Best of all, we have a decade of data to prove it thanks to ten states that resisted the trap.

About to Get Much Worse

Thanks to mass immigration, rather the failure to stop it, things are about to get much worse. Denver provides the perfect example.

Please note Denver Health at “Critical Point” as 8,000 Migrants Make 20,000 Emergency Visits

The Denver hospital system is turning away local residents because it is flooded with migrant visits.

Denver Health has treated more than 8,000 migrants who lack legal documentation in the past year, totaling about 20,000 visits, according to Steven Federico, MD, a pediatrician at the health system.

The majority of these patients are coming from Venezuela and arrive needing treatment for chronic and communicable diseases after making the difficult journey.

In 2020, the health system had about $60 million in uncompensated care costs.
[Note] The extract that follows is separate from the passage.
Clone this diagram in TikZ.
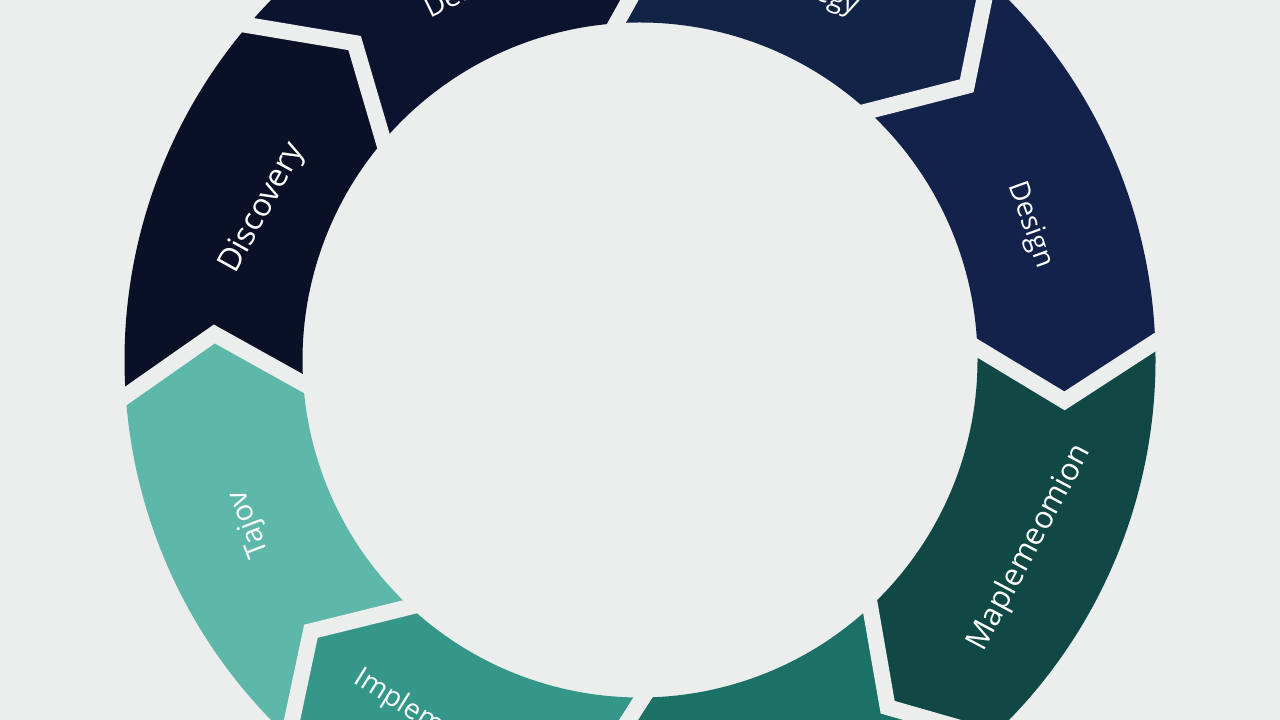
\documentclass[tikz,border=0pt]{standalone}
\usepackage{fontspec}
\newfontfamily\lblfont{Open Sans}
\usetikzlibrary{calc}
\definecolor{bg}{RGB}{236,237,237}
\definecolor{cDis}{RGB}{10,16,38}
\definecolor{cTL}{RGB}{11,19,46}
\definecolor{cTR}{RGB}{18,35,72}
\definecolor{cDes}{RGB}{19,34,74}
\definecolor{cMap}{RGB}{15,72,68}
\definecolor{cBot}{RGB}{27,113,101}
\definecolor{cImp}{RGB}{52,151,137}
\definecolor{cTaj}{RGB}{94,184,169}
\def\Rin{337.5}
\def\Rout{515.5}
\def\Rmid{426.5}
\def\tipoff{7.5}
\begin{document}
\begin{tikzpicture}[x=1pt,y=1pt,
  gap/.style={draw=bg, line width=16pt, line join=miter, miter limit=10},
  lbl/.style={text=white, font=\lblfont\fontsize{28}{28}\selectfont, inner sep=0pt}]
\fill[bg] (0,0) rectangle (1280,720);
\useasboundingbox (0,0) rectangle (1280,720);
\clip (0,0) rectangle (1280,720);
\begin{scope}[shift={(640,360)}]
\foreach \a/\b/\c in {2/-47/cMap, 47.5/2/cDes, 94/47.5/cTR, 139.5/94/cTL, 184/139.5/cDis, 227/184/cTaj, 270.5/227/cImp, 313/270.5/cBot}{
  \fill[\c] (\a:\Rout pt) arc[start angle=\a, end angle=\b, radius=\Rout pt]
    -- (\b-\tipoff:\Rmid pt) -- (\b:\Rin pt)
    arc[start angle=\b, end angle=\a, radius=\Rin pt]
    -- (\a-\tipoff:\Rmid pt) -- cycle;
}
\foreach \t in {2,47.5,94,139.5,184,227,270.5,313}{
  \draw[gap] ($(\t-\tipoff:\Rmid pt)!1.4!(\t:\Rout pt)$) -- (\t-\tipoff:\Rmid pt)
    -- ($(\t-\tipoff:\Rmid pt)!1.4!(\t:\Rin pt)$);
}
\end{scope}
\node[lbl, rotate=61, font=\lblfont\fontsize{32}{32}\selectfont] (discovery) at (263,512) {Discovery};
\node[lbl, rotate=26] (define) at (464,730) {Define};
\node[lbl, rotate=-22] (strategy) at (808,731) {Strategy};
\node[lbl, rotate=-70] (design) at (1030,495) {Design};
\node[lbl, rotate=62, font=\lblfont\fontsize{31}{31}\selectfont] (maple) at (1030,172) {Maplemeomion};
\node[lbl, rotate=-32] (imple) at (445,-12) {Implementation};
\node[lbl, rotate=111, font=\lblfont\fontsize{29}{29}\selectfont] (tajov) at (250,196) {Tajov};
\end{tikzpicture}
\end{document}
Last year, costs sprung to $136 million, a quarter of which came from caring for non-Denver residents.

Obama claimed Medicaid expansion would pay for itself.

Whenever you hear that claim please run. Free government handouts are never free and most often backfire completely.

Congratulations to Alabama, Florida, Georgia, Kansas, South Carolina, Tennessee, Texas, Wisconsin, and Wyoming for avoiding the Obamacare expansion trap.

The rest of the states need to reconsider the Faustian bargain they entered.